** START OF MATERIAL PROVIDED **
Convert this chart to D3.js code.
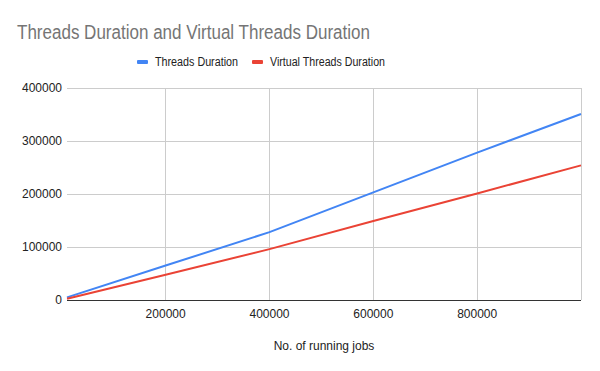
<!DOCTYPE html>
<html>
<head>
<meta charset="utf-8">
<script src="https://cdn.jsdelivr.net/npm/d3@7"></script>
<style>
  body { margin: 0; background: #fff; }
  text { font-family: "Liberation Sans", Arial, sans-serif; }
</style>
</head>
<body>
<div id="chart"></div>
<script>
// values
var jobs = [10000, 200000, 400000, 600000, 800000, 1000000]
var threadsDuration = [5000, 65000, 128000, 203000, 278000, 351000]
var virtualDuration = [2500, 47500, 96000, 149000, 201000, 254000]
var xTicks = [200000, 400000, 600000, 800000]
var yTicks = [0, 100000, 200000, 300000, 400000]

var W = 600, H = 371
var margin = { top: 88, right: 19, bottom: 71, left: 67 }
var width = W - margin.left - margin.right,
    height = H - margin.top - margin.bottom

var series = [
  { name: 'Threads Duration', color: '#4285f4', values: threadsDuration, w: 83 },
  { name: 'Virtual Threads Duration', color: '#ea4335', values: virtualDuration, w: 115 }
]

var svg = d3.select('#chart').append('svg')
  .attr('width', W)
  .attr('height', H)

var x = d3.scaleLinear().domain([10000, 1000000]).range([0, width])
var y = d3.scaleLinear().domain([0, 400000]).range([height, 0])

// title (the original font is narrower, squeeze it to the same width)
svg.append('text')
  .attr('x', 17)
  .attr('y', 39)
  .attr('textLength', 353)
  .attr('lengthAdjust', 'spacingAndGlyphs')
  .style('font-size', '20px')
  .style('fill', '#757575')
  .text('Threads Duration and Virtual Threads Duration')

// legend
var legend = svg.append('g').attr('class', 'legend')
var lx = [137, 252]
series.forEach(function(s, i) {
  var g = legend.append('g').attr('transform', 'translate(' + lx[i] + ',62)')
  g.append('rect').attr('x', 0).attr('y', -2).attr('width', 11).attr('height', 4)
    .attr('rx', 1).style('fill', s.color)
  g.append('text').attr('x', 18).attr('y', 4)
    .attr('textLength', s.w)
    .attr('lengthAdjust', 'spacingAndGlyphs')
    .style('font-size', '12px').style('fill', '#222')
    .text(s.name)
})

var g = svg.append('g')
  .attr('transform', 'translate(' + margin.left + ',' + margin.top + ')')

// grid
g.selectAll('.hgrid').data(yTicks.slice(1)).enter().append('line')
  .attr('class', 'hgrid')
  .attr('x1', 0).attr('x2', width)
  .attr('y1', d => y(d)).attr('y2', d => y(d))
  .style('stroke', '#cccccc').style('stroke-width', 1)
  .attr('shape-rendering', 'crispEdges')

g.selectAll('.vgrid').data(xTicks.concat([1000000])).enter().append('line')
  .attr('class', 'vgrid')
  .attr('x1', d => x(d)).attr('x2', d => x(d))
  .attr('y1', 0).attr('y2', height)
  .style('stroke', '#cccccc').style('stroke-width', 1)
  .attr('shape-rendering', 'crispEdges')

// y labels
g.selectAll('.ylab').data(yTicks).enter().append('text')
  .attr('class', 'ylab')
  .attr('x', -5)
  .attr('y', d => y(d))
  .attr('dy', '0.35em')
  .attr('text-anchor', 'end')
  .style('font-size', '12px').style('fill', '#222')
  .text(d => d)

// x labels
g.selectAll('.xlab').data(xTicks).enter().append('text')
  .attr('class', 'xlab')
  .attr('x', d => x(d))
  .attr('y', height + 14)
  .attr('dy', '0.35em')
  .attr('text-anchor', 'middle')
  .style('font-size', '12px').style('fill', '#222')
  .text(d => d)

// x title
g.append('text')
  .attr('x', width / 2)
  .attr('y', height + 46)
  .attr('dy', '0.35em')
  .attr('text-anchor', 'middle')
  .style('font-size', '12px').style('fill', '#222')
  .text('No. of running jobs')

// lines
var line = d3.line()
  .x(function(d, i) { return x(jobs[i]) })
  .y(function(d) { return y(d) })

series.forEach(function(s) {
  g.append('path')
    .datum(s.values)
    .attr('d', line)
    .style('fill', 'none')
    .style('stroke', s.color)
    .style('stroke-width', 2)
})

// baseline
g.append('line')
  .attr('x1', 0).attr('x2', width)
  .attr('y1', height).attr('y2', height)
  .style('stroke', '#333').style('stroke-width', 1)
  .attr('shape-rendering', 'crispEdges')
</script>
</body>
</html>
** END OF MATERIAL PROVIDED **
-- PROBLEM DESCRIPTION --
Return the material line for line, from its beginning to the line that contains "height = H - margin.top - margin.bottom", with the pictures left out.

-- FINAL RESULT --
Convert this chart to D3.js code.
<!DOCTYPE html>
<html>
<head>
<meta charset="utf-8">
<script src="https://cdn.jsdelivr.net/npm/d3@7"></script>
<style>
  body { margin: 0; background: #fff; }
  text { font-family: "Liberation Sans", Arial, sans-serif; }
</style>
</head>
<body>
<div id="chart"></div>
<script>
// values
var jobs = [10000, 200000, 400000, 600000, 800000, 1000000]
var threadsDuration = [5000, 65000, 128000, 203000, 278000, 351000]
var virtualDuration = [2500, 47500, 96000, 149000, 201000, 254000]
var xTicks = [200000, 400000, 600000, 800000]
var yTicks = [0, 100000, 200000, 300000, 400000]

var W = 600, H = 371
var margin = { top: 88, right: 19, bottom: 71, left: 67 }
var width = W - margin.left - margin.right,
    height = H - margin.top - margin.bottom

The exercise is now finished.